Companies that report a pro forma income statement or balance sheet usually do so because, they say, the unusual events being excluded really were unusual, so the GAAP financial reports required by law are misleading to investors and potential investors. The crisis that happened this last quarter is not going to recur in future quarters, so the pro forma results can be used by investors to forecast what a "regular" quarter might portend in the future.
Critics note that pro forma numbers always look more profitable than GAAP numbers, and state that many companies intentionally use pro forma results in order to mislead investors into believing the company is in much better financial shape than it is; that there is no defined meaning or accounting standard for "pro forma" and that it is therefore impossible to make an "apples to apples" comparison between companies with pro forma results in the way that GAAP accounting allows; and that most "unusual events" reported as such are part of the ordinary course of business and should be reported as such.

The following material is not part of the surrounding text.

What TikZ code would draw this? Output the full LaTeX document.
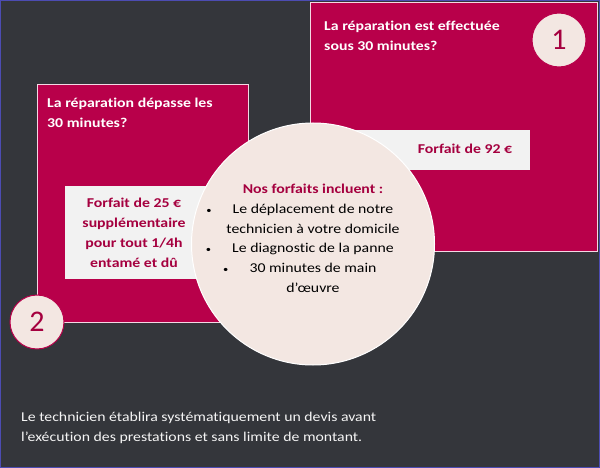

Most companies in most capitalist countries restructure themselves often, for example, so, it is argued, it is dishonest to claim that restructuring charges are unusual, one-time events that investors should not anticipate in the future.
There was a boom in the reporting of pro forma results starting in the late 1990s, with many dot-com companies using the technique to recast their losses as profits, or at least to show smaller losses than the GAAP accounting showed. The SEC requires publically traded companies in the United States to report GAAP-based financial results, and has cautioned companies that using pro forma results to obscure GAAP results would be considered fraud if used to mislead investors.